Fast hätte er es allen recht gemacht. Eine Wähleranalyse des „Daily Telegraph“ zeigt das. Mehr als 40 Prozent glauben, dass seine Labour Party der Mittelklasse nahe steht – und den ethnischen Minderheiten. Und den Schwulen, Frauen, Gewerkschaftern, der Arbeiterklasse und den Reichen. An diese Koalition der Willigen wandte sich Blair in seiner Parteitagsrede. Doch was er ihnen allen nun genau recht machen will, das ist in den letzten Jahren immer undeutlicher geworden. Und das nagt an ihm.

Irgendwann im Frühsommer hatte Blair eine Krise. Doch dann blickte er zurück und fand, dass er, bei allen Erfolgen, seine zentrale Mission nicht erfüllt habe. Irak, Afrika, Klimawechsel, bessere Bildung und Erziehung, alles schön und gut. Doch Blair will Großbritannien den Stempel aufdrücken wie Margaret Thatcher in ihren über elf Amtsjahren.
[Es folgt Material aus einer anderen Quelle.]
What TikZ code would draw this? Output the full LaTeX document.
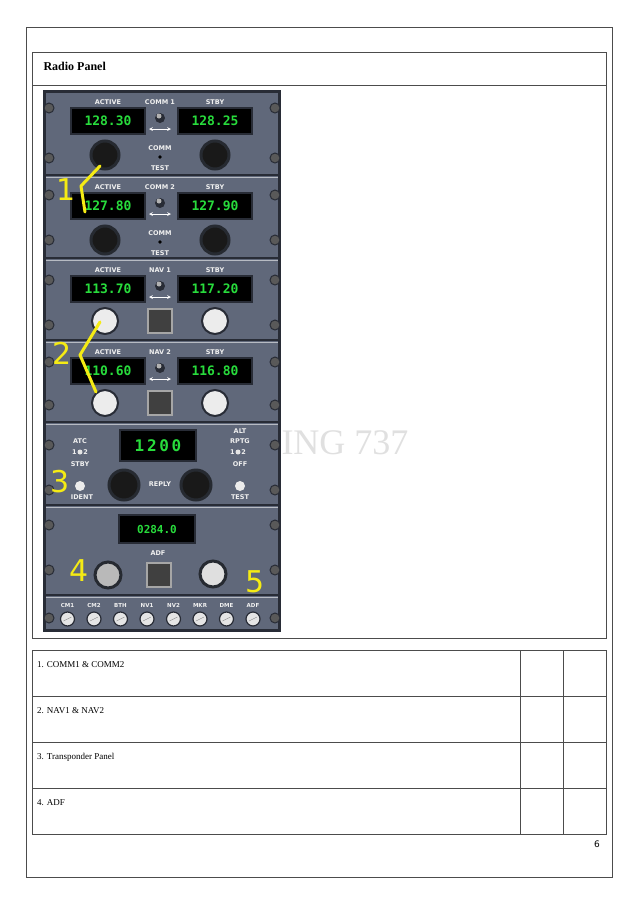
\documentclass[tikz,border=0pt]{standalone}
\usepackage{fontspec}
\setmainfont{Liberation Serif}
\setsansfont{DejaVu Sans}
\setmonofont{DejaVu Sans Mono}
\definecolor{panel}{RGB}{96,104,122}
\definecolor{panelD}{RGB}{40,44,54}
\definecolor{lcd}{RGB}{40,220,60}
\definecolor{yel}{RGB}{245,235,20}
\begin{document}
\begin{tikzpicture}[x=1pt,y=-1pt,
  lbl/.style={font=\sffamily\bfseries\fontsize{6.5}{6.5}\selectfont,text=white!88!gray,inner sep=0},
  disp/.style={draw=panelD,fill=black,line width=2pt},
  dig/.style={font=\ttfamily\bfseries\fontsize{13}{13}\selectfont,text=lcd,inner sep=0},
  knobB/.style={fill=black!90,draw=black!60!panel,line width=3pt},
  knobW/.style={fill=white!85!gray,draw=panelD,line width=2pt},
  sqbtn/.style={fill=black!75,draw=black!35,line width=2pt},
  yeln/.style={draw=yel,line width=3pt,line cap=round,line join=round},
  ynum/.style={font=\sffamily\fontsize{30}{30}\selectfont,text=yel,inner sep=0},
  cell/.style={draw=black!70,line width=0.5pt},
  rowtxt/.style={font=\fontsize{9}{9}\selectfont,anchor=west,inner sep=0}]
\useasboundingbox (0,0) rectangle (638,903);
\fill[white] (0,0) rectangle (638,903);
\draw[cell,line width=0.8pt] (26,27) rectangle (612,877);
\draw[cell] (32,52) rectangle (606,85);
\node[font=\bfseries\fontsize{12}{12}\selectfont,anchor=west] (title) at (40,66) {Radio Panel};
\draw[cell] (32,85) rectangle (606,638);
\node[font=\fontsize{36}{36}\selectfont,text=black!12] (wm) at (345,443) {ING 737};
% panel
\fill[panelD] (43,90) rectangle (281,632);
\fill[panel] (46,93) rectangle (278,629);
\foreach \y in {175,258,340,422,505,595}{\draw[panelD,line width=2.5pt] (43,\y) -- (281,\y); \draw[white!55!panel,line width=0.8pt] (46,\y+2) -- (278,\y+2);}
\foreach \y in {108,158,195,240,280,325,362,405,445,490,525,570,618}{
  \draw[fill=gray!70!black,draw=panelD,line width=1pt] (49,\y) circle (5);
  \draw[fill=gray!70!black,draw=panelD,line width=1pt] (275,\y) circle (5);}
% radio modules
\foreach \y/\n/\a/\s/\nav in {90/COMM 1/128.30/128.25/0,175/COMM 2/127.80/127.90/0,258/NAV 1/113.70/117.20/1,340/NAV 2/110.60/116.80/1}{
  \node[lbl] at (108,\y+12) {ACTIVE};
  \node[lbl] at (160,\y+12) {\n};
  \node[lbl] at (215,\y+12) {STBY};
  \draw[disp] (71,\y+18) rectangle (145,\y+44);
  \draw[disp] (178,\y+18) rectangle (252,\y+44);
  \node[dig] at (108,\y+31) {\a};
  \node[dig] at (215,\y+31) {\s};
  \fill[panelD] (160,\y+28) circle (5);
  \fill[gray!60] (159,\y+26) circle (2.5);
  \draw[white,line width=0.7pt,<->,>=stealth] (149,\y+39) -- (171,\y+39);
  \ifnum\nav=0
    \draw[knobB] (105,\y+65) circle (14);
    \draw[knobB] (215,\y+65) circle (14);
    \node[lbl] at (160,\y+58) {COMM};
    \fill[black] (160,\y+67) circle (1.8);
    \node[lbl] at (160,\y+78) {TEST};
  \else
    \draw[knobW] (105,\y+63) circle (13);
    \draw[knobW] (215,\y+63) circle (13);
    \draw[sqbtn] (148,\y+51) rectangle (172,\y+75);
  \fi}
% ATC
\draw[disp] (120,430) rectangle (196,461);
\node[dig,font=\ttfamily\bfseries\fontsize{16}{16}\selectfont] at (158,446) {1\,2\,0\,0};
\node[lbl] at (80,441) {ATC};
\node[lbl] at (80,452) {1\quad 2};
\fill[white!80!gray] (80,452) circle (2.5);
\node[lbl] at (80,464) {STBY};
\fill[white!85!gray] (80,486) circle (5);
\node[lbl] at (82,497) {IDENT};
\draw[knobB] (124,485) circle (15);
\draw[knobB] (196,485) circle (15);
\node[lbl] at (160,484) {REPLY};
\node[lbl] at (240,431) {ALT};
\node[lbl] at (240,441) {RPTG};
\node[lbl] at (238,452) {1\quad 2};
\fill[white!80!gray] (238,452) circle (2.5);
\node[lbl] at (240,464) {OFF};
\fill[white!85!gray] (240,486) circle (5);
\node[lbl] at (240,497) {TEST};
% ADF
\draw[disp] (119,515) rectangle (195,543);
\node[dig,font=\ttfamily\bfseries\fontsize{11}{11}\selectfont] at (157,529) {0284.0};
\node[lbl] at (158,553) {ADF};
\draw[sqbtn] (147,563) rectangle (171,587);
\draw[knobB,fill=gray!55] (108,575) circle (13);
\draw[knobB,fill=white!75!gray] (213,574) circle (13);
% bottom row
\foreach \t [count=\i] in {CM1,CM2,BTH,NV1,NV2,MKR,DME,ADF}{
  \node[lbl,font=\sffamily\bfseries\fontsize{5.5}{5.5}\selectfont] at (41+26.5*\i,605) {\t};
  \draw[fill=white!80!gray,draw=panelD,line width=1.2pt] (41+26.5*\i,619) circle (7);
  \draw[gray] (41+26.5*\i-4,621) -- (41+26.5*\i+4,617);}
% annotations
\draw[yeln] (100,166) -- (81,186) -- (85,212);
\node[ynum] (n1) at (66,190) {1};
\draw[yeln] (100,322) -- (80,355) -- (96,392);
\node[ynum] (n2) at (62,353) {2};
\node[ynum] (n3) at (60,482) {3};
\node[ynum] (n4) at (79,571) {4};
\node[ynum] (n5) at (255,582) {5};
% table
\foreach \y/\t in {650/1. COMM1 \& COMM2,696/2. NAV1 \& NAV2,742/3. Transponder Panel,788/4. ADF}{
  \draw[cell] (32,\y) rectangle (520,\y+46);
  \draw[cell] (520,\y) rectangle (563,\y+46);
  \draw[cell] (563,\y) rectangle (606,\y+46);
  \node[rowtxt] at (37,\y+15) {\t};}
\node[font=\sffamily\fontsize{9}{9}\selectfont] (pg) at (597,844) {6};
\end{tikzpicture}
\end{document}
Das Land auf immer verändern, mit einer radikalen Reform, die soziale Solidarität, Selbstverantwortung und individuelle Mitsprache verbindet. Und er wollte Großbritannien mit Europa versöhnen.

Nun soll ein zweiter Frühling Blair einen Neuanfang vergönnen. Wird er den Briten noch zeigen, was er wirklich im Sinn hatte? Kaum ist in Brighton der Beifall verhallt, könnte am Donnerstag eine verlorene Nachwahl in Hartlepool, dem Wahlkreis des neuen EU-Handelskommissars Peter Mandelson, den Traum von Blairs Wiedergeburt wieder stark gefährden. Der zweite Frühling wird eine Zitterpartie. Oder nur ein Altweibersommer.